We made up for the no fun in the afternoon though. We went ashore and tied LD up to the dock by the boat ramp. Directly across the street is the Oceans complex, a multipurpose building, housing shops, a hotel, apartments, and offices. There were a few boutique stores we popped into, the first one had local maps for free and the woman at the counter walked us through what there is to see on the hikes. We kept meandering the complex, eyeing the ice cream shop for later.

We followed the directions to the Tutukaka Head Lighthouse Walkway, a fantastic one hour hike. This hike should be done at low tide, as the land between the islands is exposed. During low tide, the combination of the cliffs and beaches provide guests with secluded beaches and beautiful views. But the real gem was at the top of the hike, looking down from the lighthouse over Tutukaka and its bays to the left and Rocky Bay to the right.


After the hike, we got ice cream at Lickity Split, a cute little shop, and got another lesson in Kiwisms. What we would call an ice cream float in the States – soda and ice cream – is called an ice cream soda here. The counter girl said they are not really popular though, and root beer is not too common here (maybe explains why the floats are popular). I did order one, Charlie’s honest raspberry soda vanilla ice cream. Delicious!

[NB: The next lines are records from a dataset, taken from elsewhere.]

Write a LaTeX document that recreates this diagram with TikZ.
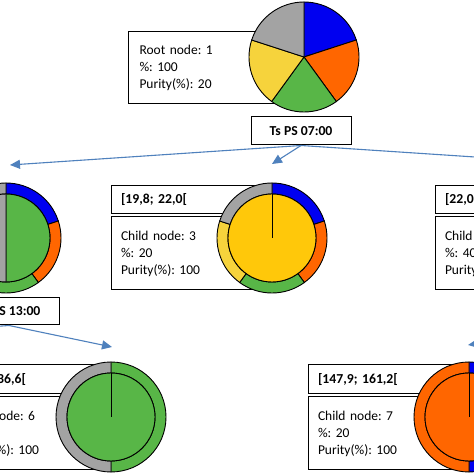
\documentclass[tikz,border=0pt]{standalone}
\usepackage{fontspec}
\setmainfont{Carlito}
\usetikzlibrary{arrows.meta}
\frenchspacing
\definecolor{cblue}{HTML}{0000F0}
\definecolor{corange}{HTML}{FF6600}
\definecolor{cgreen}{HTML}{58B647}
\definecolor{cyellow}{HTML}{F6D33C}
\definecolor{cgold}{HTML}{FFC80A}
\definecolor{cgray}{HTML}{A3A3A3}
\definecolor{arrowblue}{HTML}{4F81BD}
\newcommand{\ringseg}[4]{%
  \filldraw[fill=#4,draw=black,line width=0.9pt,shift={(#1)}]
    (#2:55) arc[start angle=#2,end angle=#3,radius=55] -- (#3:44)
    arc[start angle=#3,end angle=#2,radius=44] -- cycle;}
\newcommand{\pieseg}[5]{%
  \filldraw[fill=#5,draw=black,line width=0.9pt,shift={(#1)}]
    (0,0) -- (#2:#4) arc[start angle=#2,end angle=#3,radius=#4] -- cycle;}
\newcommand{\fulldisk}[2]{%
  \filldraw[fill=#2,draw=black,line width=0.9pt,shift={(#1)}] (0,0) circle[radius=44];
  \draw[black,line width=0.9pt,shift={(#1)}] (0,0) -- (90:44);}
\newcommand{\parentring}[1]{%
  \ringseg{#1}{90}{18}{cblue}
  \ringseg{#1}{18}{-54}{corange}
  \ringseg{#1}{-54}{-126}{cgreen}
  \ringseg{#1}{-126}{-198}{cyellow}
  \ringseg{#1}{162}{90}{cgray}}
\tikzset{
  boxst/.style={draw=black,line width=1pt,fill=white,inner ysep=0pt,inner xsep=10pt,align=left},
  infobox/.style={boxst,text width=134pt,minimum height=73pt,font=\fontsize{13.5}{17}\selectfont},
  labelbox/.style={boxst,text width=134pt,minimum height=28pt,font=\fontsize{13.7}{16}\selectfont\bfseries},
  tsbox/.style={draw=black,line width=1pt,fill=white,minimum width=100pt,minimum height=28pt,inner sep=0pt,font=\fontsize{13.7}{16}\selectfont\bfseries},
  conn/.style={draw=arrowblue,line width=1.1pt,-{Triangle[length=10pt,width=9pt]}}
}
\begin{document}
\begin{tikzpicture}[x=1pt,y=1pt]
\useasboundingbox (0,0) rectangle (474,474);
\clip (0,0) rectangle (474,474);
\fill[white] (0,0) rectangle (474,474);

% centres
\coordinate (c1) at (304,417);
\coordinate (c2) at (6,236);
\coordinate (c3) at (272,236);
\coordinate (c6) at (111,57);
\coordinate (c7) at (469,57);
% arrow ends
\coordinate (a2) at (10,309);
\coordinate (a3) at (272,310);
\coordinate (a4) at (596,309);
\coordinate (a5) at (-290,127);
\coordinate (a6) at (112,127);
\coordinate (a7) at (468,129);
\coordinate (ts4s) at (599,149);

% root
\node[boxst,text width=127pt,inner xsep=11pt,minimum height=72pt,font=\fontsize{13.5}{17}\selectfont] (rootbox) at (203,406)
  {Root node: 1\\ \%: 100\\ Purity(\%): 20};
\pieseg{c1}{90}{18}{55}{cblue}
\pieseg{c1}{18}{-54}{55}{corange}
\pieseg{c1}{-54}{-126}{55}{cgreen}
\pieseg{c1}{-126}{-198}{55}{cyellow}
\pieseg{c1}{162}{90}{55}{cgray}
\node[tsbox] (ts1) at (301,343) {Ts PS 07:00};

% left child (node 2)
\parentring{c2}
\pieseg{c2}{90}{-90}{44}{cgreen}
\pieseg{c2}{90}{270}{44}{cgray}
\node[tsbox,minimum height=27pt] (ts2) at (9,162.5) {Ts PS 13:00};

% middle child (node 3)
\node[labelbox] (lab3) at (188,274) {[19,8; 22,0[};
\node[infobox] (inf3) at (188,220.5) {Child node: 3\\ \%: 20\\ Purity(\%): 100};
\parentring{c3}
\fulldisk{c3}{cgold}

% right child (node 4), mostly outside
\node[labelbox] (lab4) at (512,274) {[22,0; 161,2[};
\node[infobox] (inf4) at (512,220.5) {Child node: 4\\ \%: 40\\ Purity(\%): 50};

% node 6
\node[labelbox,minimum height=29pt] (lab6) at (27,94.5) {[22,3; 36,6[};
\node[infobox] (inf6) at (27,40.5) {Child node: 6\\ \%: 20\\ Purity(\%): 100};
\ringseg{c6}{90}{-90}{cgreen}
\ringseg{c6}{90}{270}{cgray}
\fulldisk{c6}{cgreen}

% node 7
\node[labelbox,minimum height=29pt] (lab7) at (385,94.5) {[147,9; 161,2[};
\node[infobox] (inf7) at (385,40.5) {Child node: 7\\ \%: 20\\ Purity(\%): 100};
\ringseg{c7}{90}{-90}{cblue}
\ringseg{c7}{90}{270}{corange}
\fulldisk{c7}{corange}

% connectors
\draw[conn] (ts1.south) -- (a2);
\draw[conn] (ts1.south) -- (a3);
\draw[conn] (ts1.south) -- (a4);
\draw[conn] (ts2.south) -- (a6);
\draw[conn] (ts2.south) -- (a5);
\draw[conn] (ts4s) -- (a7);
\end{tikzpicture}
\end{document}
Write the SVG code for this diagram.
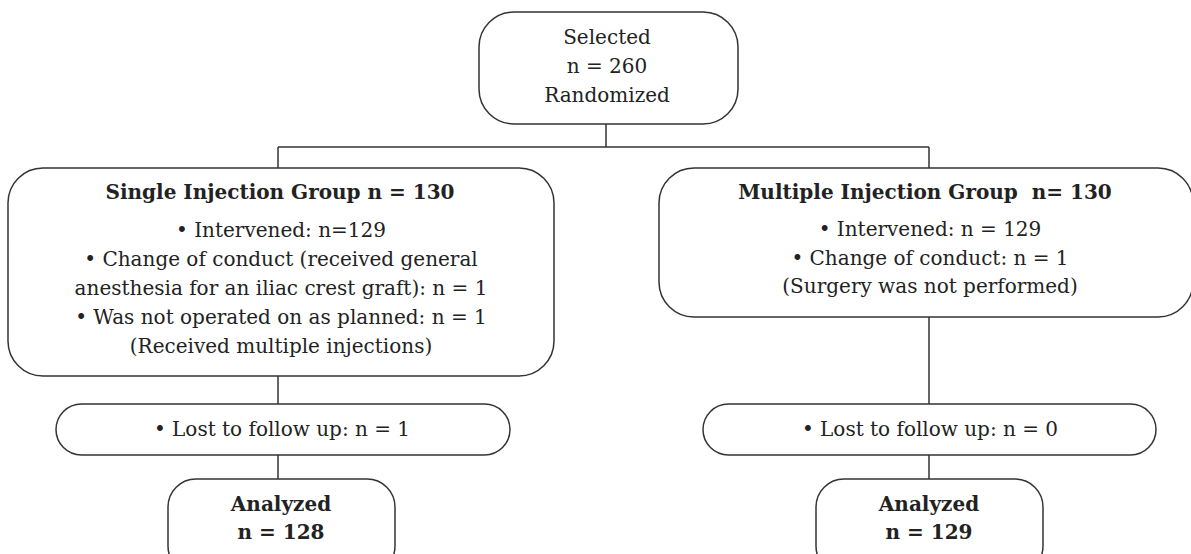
<svg xmlns="http://www.w3.org/2000/svg" width="1191" height="554" viewBox="0 0 1191 554">
<style>
.box{fill:#fff;stroke:#333;stroke-width:1.5}
.ln{stroke:#333;stroke-width:1.5;fill:none}
text{font-family:"DejaVu Serif","Liberation Serif",serif;font-size:20px;fill:#222;text-anchor:middle}
.b{font-weight:bold}
</style>
<rect width="1191" height="554" fill="#fff"/>
<g id="connectors">
<line class="ln" x1="606" y1="124" x2="606" y2="147"/>
<line class="ln" x1="278" y1="147" x2="929" y2="147"/>
<line class="ln" x1="278" y1="147" x2="278" y2="168"/>
<line class="ln" x1="929" y1="147" x2="929" y2="168"/>
<line class="ln" x1="278" y1="376" x2="278" y2="404"/>
<line class="ln" x1="929" y1="317" x2="929" y2="404"/>
<line class="ln" x1="278" y1="455" x2="278" y2="479"/>
<line class="ln" x1="929" y1="455" x2="929" y2="479"/>
</g>
<g id="selected">
<rect class="box" x="479" y="12" width="259" height="112" rx="35"/>
<text x="607" y="44">Selected</text>
<text x="607" y="73">n = 260</text>
<text x="607" y="102">Randomized</text>
</g>
<g id="single">
<rect class="box" x="8" y="168" width="546" height="208" rx="35"/>
<text class="b" x="280" y="199">Single Injection Group n = 130</text>
<text x="281" y="237">• Intervened: n=129</text>
<text x="281" y="266">• Change of conduct (received general</text>
<text x="281" y="295">anesthesia for an iliac crest graft): n = 1</text>
<text x="281" y="324">• Was not operated on as planned: n = 1</text>
<text x="281" y="353">(Received multiple injections)</text>
</g>
<g id="multiple">
<rect class="box" x="659" y="168" width="534" height="149" rx="35"/>
<text class="b" x="925" y="199" xml:space="preserve">Multiple Injection Group  n= 130</text>
<text x="930" y="236">• Intervened: n = 129</text>
<text x="930" y="265">• Change of conduct: n = 1</text>
<text x="930" y="293">(Surgery was not performed)</text>
</g>
<g id="lost-single">
<rect class="box" x="56" y="404" width="454" height="51" rx="25.5"/>
<text x="282" y="436">• Lost to follow up: n = 1</text>
</g>
<g id="lost-multiple">
<rect class="box" x="703" y="404" width="453" height="51" rx="25.5"/>
<text x="930" y="436">• Lost to follow up: n = 0</text>
</g>
<g id="analyzed-single">
<rect class="box" x="168" y="479" width="227" height="95" rx="28"/>
<text class="b" x="281" y="511">Analyzed</text>
<text class="b" x="281" y="539">n = 128</text>
</g>
<g id="analyzed-multiple">
<rect class="box" x="816" y="479" width="227" height="95" rx="28"/>
<text class="b" x="929" y="511">Analyzed</text>
<text class="b" x="929" y="539">n = 129</text>
</g>
</svg>
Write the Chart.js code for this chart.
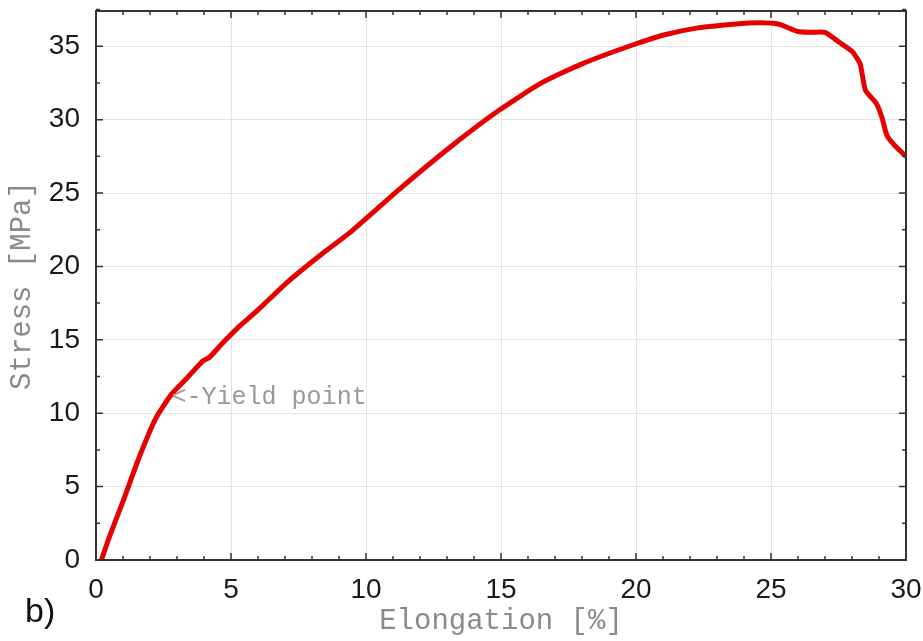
<!DOCTYPE html>
<html>
<head>
<meta charset="utf-8">
<script src="https://cdn.jsdelivr.net/npm/chart.js@4/dist/chart.umd.min.js"></script>
<style>
  html, body { margin: 0; padding: 0; background: #fff; }
  #wrap { width: 923px; height: 641px; position: relative; }
</style>
</head>
<body>
<div id="wrap"><canvas id="chart"></canvas></div>
<script>
// Elongation [%] and stress [MPa]
var elongation = [0.2, 0.5, 1.0, 1.6, 2.2, 2.8, 3.4, 3.95, 4.2, 4.7, 5.3, 5.95, 7.1, 8.4, 9.4, 11.2, 13.1,
    14.9, 16.5, 18.0, 19.9, 21.1, 22.3, 23.6, 24.6, 25.3, 26.0, 26.5, 27.0, 27.5, 28.0, 28.3, 28.5,
    28.9, 29.1, 29.3, 29.6, 30.0];
var stress = [0, 1.6, 4.0, 7.0, 9.6, 11.3, 12.45, 13.55, 13.8, 14.8, 15.9, 16.95, 18.95, 20.9, 22.3, 25.2, 28.1,
    30.6, 32.5, 33.8, 35.1, 35.8, 36.25, 36.5, 36.6, 36.5, 36.0, 35.95, 35.95, 35.3, 34.65, 33.8, 32.0,
    31.1, 30.2, 28.9, 28.2, 27.5];

var xTicks = [0, 5, 10, 15, 20, 25, 30];
var yTicks = [0, 5, 10, 15, 20, 25, 30, 35];
var yieldLabel = { x: 2.8, y: 11.1, text: '<-Yield point' };
var panelLabel = 'b)';

var points = elongation.map(function(x, i) {
    return { x: x, y: stress[i] };
});

// frame, inward minor/major ticks on all four sides, annotation text
var framePlugin = {
    id: 'frame',
    afterDraw: function(chart) {
        var ctx = chart.ctx;
        var a = chart.chartArea;
        var xs = chart.scales.x, ys = chart.scales.y;
        ctx.save();
        ctx.strokeStyle = '#333';
        ctx.lineWidth = 1.5;
        var v, px, len;
        for (v = 0; v <= 30; v += 1) {
            px = xs.getPixelForValue(v);
            len = (v % 5 === 0) ? 7 : 4;
            ctx.beginPath();
            ctx.moveTo(px, a.bottom); ctx.lineTo(px, a.bottom - len);
            ctx.moveTo(px, a.top); ctx.lineTo(px, a.top + len);
            ctx.stroke();
        }
        for (v = 0; v <= 37.5; v += 2.5) {
            px = ys.getPixelForValue(v);
            len = (v % 5 === 0) ? 7 : 4;
            ctx.beginPath();
            ctx.moveTo(a.left, px); ctx.lineTo(a.left + len, px);
            ctx.moveTo(a.right, px); ctx.lineTo(a.right - len, px);
            ctx.stroke();
        }
        ctx.lineWidth = 2;
        ctx.strokeRect(a.left, a.top, a.right - a.left, a.bottom - a.top);

        ctx.fillStyle = '#999';
        ctx.font = '25px "Liberation Mono", monospace';
        ctx.textAlign = 'left';
        ctx.textBaseline = 'middle';
        ctx.fillText(yieldLabel.text, xs.getPixelForValue(yieldLabel.x), ys.getPixelForValue(yieldLabel.y));

        ctx.fillStyle = '#111';
        ctx.font = '34px "Liberation Sans", Arial, sans-serif';
        ctx.fillText(panelLabel, 25, 613);
        ctx.restore();
    }
};

var ctx = document.getElementById('chart').getContext('2d');
var chart = new Chart(ctx, {
    type: 'line',
    data: {
        datasets: [{
            data: points,
            borderColor: '#e60000',
            borderWidth: 5,
            pointRadius: 0,
            tension: 0.2,
            fill: false
        }]
    },
    plugins: [framePlugin],
    options: {
        responsive: true,
        maintainAspectRatio: false,
        animation: false,
        layout: { padding: { top: 11, right: 17, left: 0, bottom: 0 } },
        plugins: {
            legend: { display: false },
            tooltip: { enabled: false }
        },
        scales: {
            x: {
                type: 'linear',
                min: 0,
                max: 30,
                afterFit: function(scale) {
                    scale.height = 81;
                    scale.paddingLeft = 0;
                    scale.paddingRight = 0;
                },
                afterBuildTicks: function(scale) {
                    scale.ticks = xTicks.map(function(v) { return { value: v }; });
                },
                grid: { color: '#e4e4e4', lineWidth: 1, drawTicks: false },
                border: { display: false },
                ticks: {
                    padding: 13,
                    maxRotation: 0,
                    color: '#1a1a1a',
                    font: { family: '"Liberation Sans", Arial, sans-serif', size: 28 }
                },
                title: {
                    display: true,
                    text: 'Elongation [%]',
                    color: '#8a8a8a',
                    padding: { top: 0, bottom: 2 },
                    font: { family: '"Liberation Mono", monospace', size: 29 }
                }
            },
            y: {
                type: 'linear',
                min: 0,
                max: 37.4,
                afterFit: function(scale) {
                    scale.width = 96;
                    scale.paddingTop = 0;
                    scale.paddingBottom = 0;
                },
                afterBuildTicks: function(scale) {
                    scale.ticks = yTicks.map(function(v) { return { value: v }; });
                },
                grid: { color: '#e4e4e4', lineWidth: 1, drawTicks: false },
                border: { display: false },
                ticks: {
                    padding: 16,
                    color: '#1a1a1a',
                    font: { family: '"Liberation Sans", Arial, sans-serif', size: 28 }
                },
                title: {
                    display: true,
                    text: 'Stress [MPa]',
                    color: '#8a8a8a',
                    padding: { top: 5, bottom: 0 },
                    font: { family: '"Liberation Mono", monospace', size: 29 }
                }
            }
        }
    }
});
</script>
</body>
</html>
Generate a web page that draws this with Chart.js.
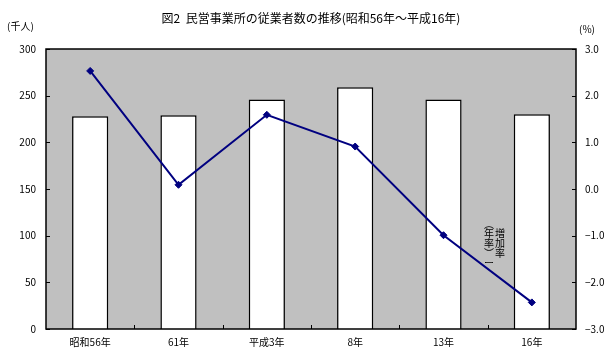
<!DOCTYPE html>
<html>
<head>
<meta charset="utf-8">
<script src="https://cdn.jsdelivr.net/npm/chart.js@4/dist/chart.umd.min.js"></script>
<style>
html,body{margin:0;padding:0;background:#fff;}
#wrap{width:616px;height:356px;}
</style>
</head>
<body>
<div id="wrap"><canvas id="c" width="616" height="356"></canvas></div>
<script>
const categories = ['昭和56年','61年','平成3年','8年','13年','16年'];
const employees = [228, 229, 246, 259, 246, 230];      // 千人
const growthRate = [2.53, 0.09, 1.59, 0.91, -0.99, -2.43]; // %
const leftTicks = [0, 50, 100, 150, 200, 250, 300];
const rightTicks = [-3, -2, -1, 0, 1, 2, 3];
const titleText = '図2  民営事業所の従業者数の推移(昭和56年～平成16年)';

const FONT = "'Noto Sans CJK JP', 'DejaVu Sans', sans-serif";

const deco = {
  id: 'deco',
  beforeDatasetsDraw(chart) {
    const {ctx, chartArea: a} = chart;
    ctx.save();
    ctx.fillStyle = '#c0c0c0';
    ctx.fillRect(a.left, a.top, a.right - a.left, a.bottom - a.top);
    ctx.restore();
  },
  afterDatasetsDraw(chart) {
    const {ctx, chartArea: a, scales} = chart;
    ctx.save();
    ctx.strokeStyle = '#000';
    ctx.lineWidth = 1.5;
    ctx.strokeRect(a.left, a.top, a.right - a.left, a.bottom - a.top);
    ctx.lineWidth = 1;
    ctx.beginPath();
    leftTicks.forEach(v => {
      const y = Math.round(scales.y.getPixelForValue(v)) + 0.5;
      ctx.moveTo(a.left, y); ctx.lineTo(a.left + 4, y);
    });
    rightTicks.forEach(v => {
      const y = Math.round(scales.y1.getPixelForValue(v)) + 0.5;
      ctx.moveTo(a.right - 4, y); ctx.lineTo(a.right, y);
    });
    for (let i = 1; i < categories.length; i++) {
      const x = Math.round((scales.x.getPixelForValue(i - 1) + scales.x.getPixelForValue(i)) / 2) + 0.5;
      ctx.moveTo(x, a.bottom); ctx.lineTo(x, a.bottom - 4);
    }
    ctx.stroke();

    // texts
    ctx.fillStyle = '#000';
    ctx.textBaseline = 'middle';
    ctx.textAlign = 'center';
    ctx.font = '12px ' + FONT;
    ctx.fillText(titleText, 311, 18);
    ctx.font = '10px ' + FONT;
    ctx.textAlign = 'left';
    ctx.fillText('(千人)', 7, 26);
    ctx.fillText('(%)', 579, 29);

    // vertical label
    ctx.textAlign = 'center';
    const col1 = ['増','加','率'];
    col1.forEach((ch, i) => ctx.fillText(ch, 500, 233 + i * 10));
    const col2 = ['︵','年','率','︶','ー'];
    const ys = [224, 233, 243, 253, 263];
    col2.forEach((ch, i) => ctx.fillText(ch, 489, ys[i]));
    ctx.restore();
  }
};

new Chart(document.getElementById('c'), {
  data: {
    labels: categories,
    datasets: [
      {
        type: 'line',
        data: growthRate,
        yAxisID: 'y1',
        borderColor: '#000080',
        backgroundColor: '#000080',
        borderWidth: 2,
        pointStyle: 'rectRot',
        pointRadius: 3.5,
        pointBorderWidth: 1,
        tension: 0,
        order: 0
      },
      {
        type: 'bar',
        data: employees,
        yAxisID: 'y',
        backgroundColor: '#ffffff',
        borderColor: '#000000',
        borderWidth: 1.5,
        borderSkipped: 'bottom',
        categoryPercentage: 1,
        barPercentage: 0.41,
        order: 1
      }
    ]
  },
  options: {
    responsive: false,
    animation: false,
    devicePixelRatio: 1,
    layout: {padding: {top: 49, left: 0, right: 0, bottom: 0}},
    plugins: {legend: {display: false}, tooltip: {enabled: false}, title: {display: false}},
    scales: {
      x: {
        grid: {display: false, drawTicks: false},
        border: {display: false},
        ticks: {color: '#000', font: {family: FONT, size: 10}, padding: 7, maxRotation: 0},
        afterFit: s => { s.height = 27; }
      },
      y: {
        position: 'left',
        min: 0, max: 300,
        afterBuildTicks: s => { s.ticks = leftTicks.map(v => ({value: v})); },
        grid: {display: false, drawTicks: false},
        border: {display: false},
        ticks: {color: '#000', font: {family: FONT, size: 10}, padding: 10},
        afterFit: s => { s.width = 46; }
      },
      y1: {
        position: 'right',
        min: -3, max: 3,
        afterBuildTicks: s => { s.ticks = rightTicks.map(v => ({value: v})); },
        grid: {display: false, drawTicks: false},
        border: {display: false},
        ticks: {color: '#000', font: {family: FONT, size: 10}, padding: 9,
          callback: v => (v < 0 ? '−' + Math.abs(v).toFixed(1) : v.toFixed(1))},
        afterFit: s => { s.width = 40; }
      }
    }
  },
  plugins: [deco]
});
</script>
</body>
</html>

We did stop at the general store to pick up a few things, and the store was pretty well stocked.

Arriving in Whangarei

Sunday morning we took off for our final leg into Whangarei. The highlight of the trip?  PENGUINS!! Twice we came upon a small flock of birds sitting in the water, and instead of flying off, we watched them dive and flap their little penguin wings. Super cute!

The town of Whangarei is pretty far upriver, and once you pass the commercial port at the very beginning, the river is shallow – 5 to 8 feet deep! We were thinking skinny thoughts the whole way up.

There is a bascule bridge which opens on demand. It’s a very unique design, and it was fun to go under.

Photo creds to the Davies blog.
Photo creds to the Davies blog.  We were too busy driving and filming to get this great of a shot!

Once we got to the town basin, Kyle and Shelley were there to grab our lines and get us on the T-head. Touchdown, Whangarei!